Among smokers who hadn't managed to quit, nearly 60% of those using e-cigarettes had cut down the number of cigarettes smoked by at least half versus 41% of those using nicotine patches. Smokers were also much bigger fans of the e-cigarettes; nearly 90% of users said they would recommend them to a friend compared to just over half of people who got patches.
Researchers also found similar rates of side effects in smokers that used the e-cigarettes and the patches. The most common side effect in all groups was breathing problems.
The study was published online Sunday and presented at a meeting of the European Respiratory Society in Barcelona, Spain.

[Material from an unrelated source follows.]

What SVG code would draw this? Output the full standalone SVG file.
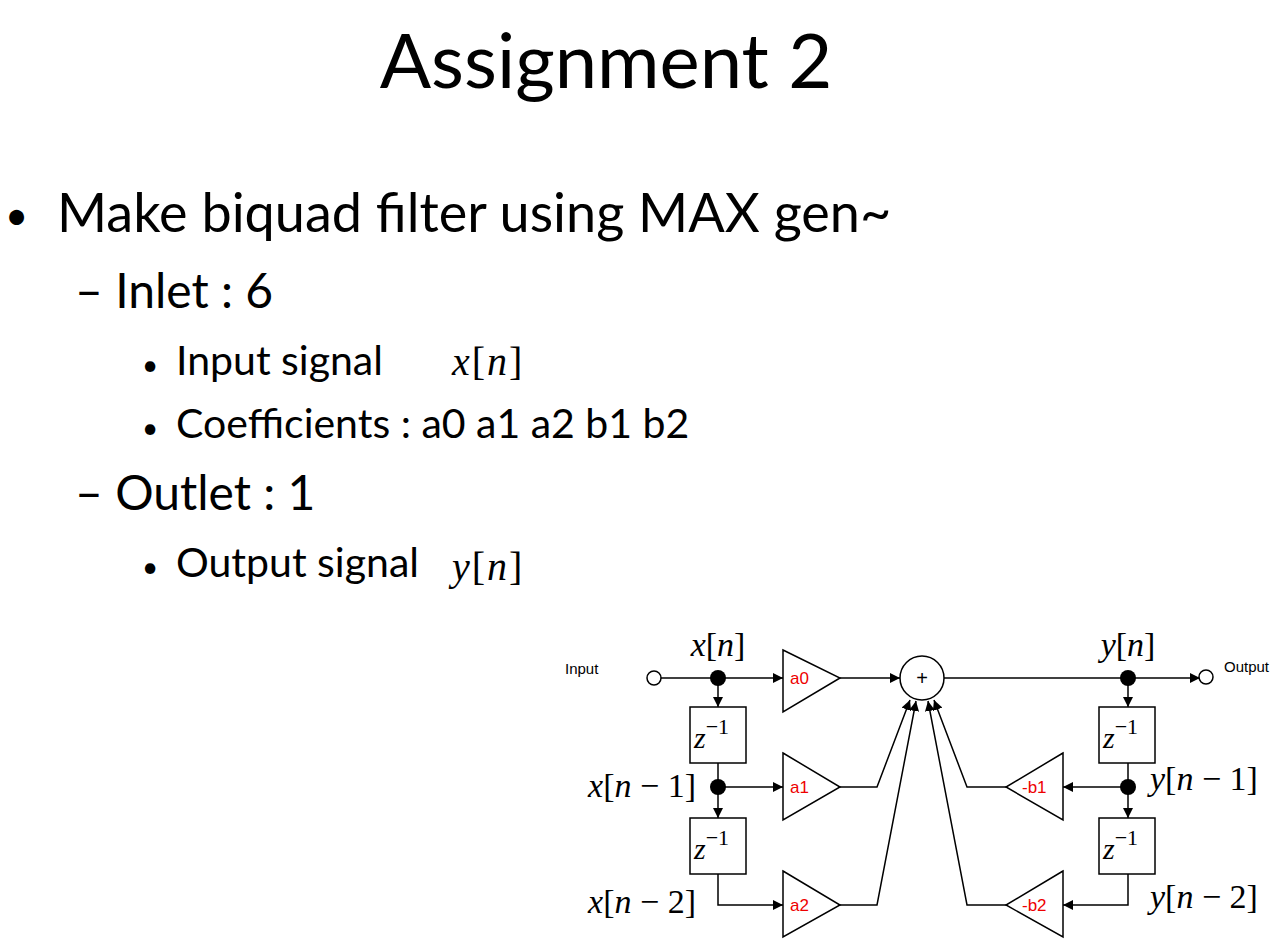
<svg xmlns="http://www.w3.org/2000/svg" width="1287" height="942" viewBox="0 0 1287 942">
<defs>
<marker id="ah" viewBox="0 0 10 10" refX="10" refY="5" markerWidth="10" markerHeight="10" markerUnits="userSpaceOnUse" orient="auto"><path d="M0,0 L10,5 L0,10 z" fill="#000"/></marker>
<style>
.t{font-family:Lato,"Open Sans",sans-serif;fill:#000}
.m{font-family:"Liberation Serif","DejaVu Serif",serif;font-style:italic;fill:#000}
.mr{font-family:"Liberation Serif","DejaVu Serif",serif;fill:#000}
.s{fill:#fff;stroke:#000;stroke-width:1.5}
.g{font-family:"Liberation Sans",Arial,sans-serif;font-size:17px;fill:#e00}
.w{fill:none;stroke:#000;stroke-width:1.5}
.a{fill:none;stroke:#000;stroke-width:1.5;marker-end:url(#ah)}
</style>
</defs>
<rect width="1287" height="942" fill="#fff"/>
<g id="text">
<text class="t" x="606" y="88" font-size="76" text-anchor="middle">Assignment 2</text>
<text class="t" x="5" y="230" font-size="40">•</text>
<text class="t" x="57" y="232" font-size="54">Make biquad filter using MAX gen~</text>
<text class="t" x="75" y="308" font-size="48">– Inlet : 6</text>
<text class="t" x="142" y="375" font-size="28">•</text>
<text class="t" x="176" y="375" font-size="41">Input signal</text>
<text x="452" y="375" font-size="40" letter-spacing="2"><tspan class="m">x</tspan><tspan class="mr">[</tspan><tspan class="m">n</tspan><tspan class="mr">]</tspan></text>
<text class="t" x="142" y="438" font-size="28">•</text>
<text class="t" x="176" y="438" font-size="41">Coefficients : a0 a1 a2 b1 b2</text>
<text class="t" x="75" y="510" font-size="48">– Outlet : 1</text>
<text class="t" x="142" y="577" font-size="28">•</text>
<text class="t" x="176" y="577" font-size="41">Output signal</text>
<text x="452" y="580" font-size="40" letter-spacing="2"><tspan class="m">y</tspan><tspan class="mr">[</tspan><tspan class="m">n</tspan><tspan class="mr">]</tspan></text>
</g>
<g id="connectors">
<line class="w" x1="660" y1="678" x2="718" y2="678"/>
<line class="a" x1="718" y1="678" x2="783" y2="678"/>
<line class="a" x1="840" y1="678" x2="900" y2="678"/>
<line class="w" x1="944" y1="678" x2="1128" y2="678"/>
<line class="a" x1="1128" y1="678" x2="1200" y2="678"/>
<line class="a" x1="718" y1="678" x2="718" y2="707"/>
<line class="w" x1="718" y1="763" x2="718" y2="787"/>
<line class="a" x1="718" y1="787" x2="783" y2="787"/>
<line class="a" x1="718" y1="787" x2="718" y2="818"/>
<polyline class="a" points="718,874 718,905 783,905"/>
<polyline class="a" points="840,787 877,787 910,700"/>
<polyline class="a" points="840,905 877,905 916,701"/>
<line class="a" x1="1128" y1="678" x2="1128" y2="707"/>
<line class="w" x1="1128" y1="763" x2="1128" y2="787"/>
<line class="a" x1="1128" y1="787" x2="1063" y2="787"/>
<line class="a" x1="1128" y1="787" x2="1128" y2="818"/>
<polyline class="a" points="1128,874 1128,905 1063,905"/>
<polyline class="a" points="1006,787 967,787 934,700"/>
<polyline class="a" points="1006,905 967,905 928,701"/>
</g>
<g id="input"><circle class="s" cx="654" cy="678" r="7"/><text x="565" y="674" font-family="Liberation Sans,Arial,sans-serif" font-size="15">Input</text></g>
<g id="output"><circle class="s" cx="1206" cy="677" r="7"/><text x="1224" y="672" font-family="Liberation Sans,Arial,sans-serif" font-size="15">Output</text></g>
<g id="dots"><circle cx="718" cy="678" r="8"/><circle cx="718" cy="787" r="8"/><circle cx="1128" cy="678" r="8"/><circle cx="1128" cy="787" r="8"/></g>
<g id="sum"><circle class="s" cx="922" cy="678" r="22"/><text x="922" y="685" font-family="Liberation Sans,Arial,sans-serif" font-size="20" text-anchor="middle">+</text></g>
<g id="a0"><polygon class="s" points="783,650 840,678 783,712"/><text class="g" x="790" y="684">a0</text></g>
<g id="a1"><polygon class="s" points="783,753 840,787 783,820"/><text class="g" x="790" y="793">a1</text></g>
<g id="a2"><polygon class="s" points="783,871 840,905 783,937"/><text class="g" x="790" y="911">a2</text></g>
<g id="b1"><polygon class="s" points="1063,753 1006,787 1063,820"/><text class="g" x="1022" y="793">-b1</text></g>
<g id="b2"><polygon class="s" points="1063,871 1006,905 1063,937"/><text class="g" x="1022" y="911">-b2</text></g>
<g id="zx1"><rect class="s" x="690" y="707" width="56" height="56"/><text x="694" y="748" font-size="30"><tspan class="m">z</tspan><tspan class="mr" dy="-14" font-size="22">−1</tspan></text></g>
<g id="zx2"><rect class="s" x="690" y="818" width="56" height="56"/><text x="694" y="859" font-size="30"><tspan class="m">z</tspan><tspan class="mr" dy="-14" font-size="22">−1</tspan></text></g>
<g id="zy1"><rect class="s" x="1099" y="707" width="56" height="56"/><text x="1103" y="748" font-size="30"><tspan class="m">z</tspan><tspan class="mr" dy="-14" font-size="22">−1</tspan></text></g>
<g id="zy2"><rect class="s" x="1099" y="818" width="56" height="56"/><text x="1103" y="859" font-size="30"><tspan class="m">z</tspan><tspan class="mr" dy="-14" font-size="22">−1</tspan></text></g>
<g id="labels" font-size="34">
<text x="718" y="656" text-anchor="middle"><tspan class="m">x</tspan><tspan class="mr">[</tspan><tspan class="m">n</tspan><tspan class="mr">]</tspan></text>
<text x="1128" y="656" text-anchor="middle"><tspan class="m">y</tspan><tspan class="mr">[</tspan><tspan class="m">n</tspan><tspan class="mr">]</tspan></text>
<text x="696" y="797" text-anchor="end"><tspan class="m">x</tspan><tspan class="mr">[</tspan><tspan class="m">n</tspan><tspan class="mr"> − 1]</tspan></text>
<text x="696" y="913" text-anchor="end"><tspan class="m">x</tspan><tspan class="mr">[</tspan><tspan class="m">n</tspan><tspan class="mr"> − 2]</tspan></text>
<text x="1150" y="790"><tspan class="m">y</tspan><tspan class="mr">[</tspan><tspan class="m">n</tspan><tspan class="mr"> − 1]</tspan></text>
<text x="1150" y="908"><tspan class="m">y</tspan><tspan class="mr">[</tspan><tspan class="m">n</tspan><tspan class="mr"> − 2]</tspan></text>
</g>
</svg>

The e-cigarettes used in the study were provided free by the company and the study was paid for by the Health Research Council of New Zealand, a government funder.
Peter Hajek, an anti-smoking expert at Queen Mary University of London, called it a "pioneering" study and said health officials should seriously consider recommending e-cigarettes to smokers who want to quit or cut down.
"E-cigarettes also have the potential to replace cigarettes as a consumer product, so their value is not just as a treatment," he said. Hajek authored an accompanying commentary in the Lancet. "That could stop the tobacco-related disease and death epidemic if everyone switches to a safer way of nicotine delivery," he said.
Hajek said that even though more studies were needed on the long-term safety of e-cigarettes, there weren't any imminent warning signs.
"E-cigarettes may not be perfectly safe, but even if some currently unknown risk materializes, they are likely to be orders of magnitude safer than normal cigarettes," he said.
The European Union and Britain are planning to regulate e-cigarettes as medical devices, a decision that has provoked criticism from some scientists who argue that would limit their availability to help smokers while cigarettes are not as tightly regulated. It is the tar and other toxins in cigarettes which are deadly, not the nicotine.
In the U.S., the FDA plans to assert regulatory authority over the fast-growing category in the near future. E-cigarettes could also still be regulated as drugs or drug-delivery devices, if they are "marketed for therapeutic purposes" — for example, as a stop-smoking aid.
Bullen suggested e-cigarettes could be monitored like lifestyle or consumer products to avoid restricting their access.
"There needs to be a middle ground where regulation is commensurate with the risk," he said. "For people who are dependent on nicotine, we've got to provide them with a safer alternative ... crushing their availability completely will be bad for public health."